En el intento de justificar el consumo de carne, la publicidad y el marketing nos facilitan la tarea, por ejemplo disimulando el concepto de animal muerto para alejarnos física, verbal y conceptualmente del origen real de nuestra comida.

Se trata de tácticas que se usan para abstraerse de la crueldad animal.

Y todo esto no pasa solo con la carne sino también cuando queremos evitar la incomodidad que causa ser conscientes del sufrimiento que hay detrás de los bienes de consumo. Hay muchos más comportamientos humanos moralmente inaceptables pero comunes que tienen que ver con el dinero.

Por ejemplo: sabemos que la pobreza causa un gran sufrimiento, pero en lugar de compartir nuestra riqueza nos compramos otro par de zapatos.
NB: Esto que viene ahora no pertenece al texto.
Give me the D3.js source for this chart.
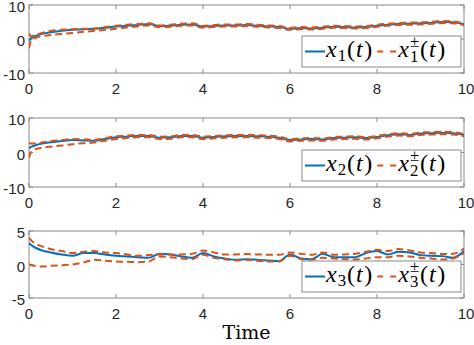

Fundamentalmente rechazamos el trabajo infantil o que los adultos trabajen en condiciones horribles, pero seguimos comprando sin plantearnos quién lo produjo.

Y mientras, intentamos proteger nuestras identidades para mantener la ilusión de que somos seres consistentes y éticamente sensibles.

Además, damos forma a las sociedades de manera que minimicen nuestro malestar, de que no nos recuerden nuestras inconsistencias.

En ciertos entornos sociales y culturales hay hipocresía. Los hábitos sociales pueden dejar en un segundo plano nuestros conflictos morales porque normalizan comportamientos y los hacen invisibles y resistentes al cambio.

Es hora de revolucionar la forma en que hablamos sobre los seres humanos, los animales y el planeta. En lugar de hacer malabarismos para justificar comportamientos no éticos, debemos plantearlos seriamente cambiarlo.

Seguramente identificar y eliminar aunque solo sea alguna de nuestras inconsistencias éticas nos volverá más felices y hará del planeta un lugar mejor.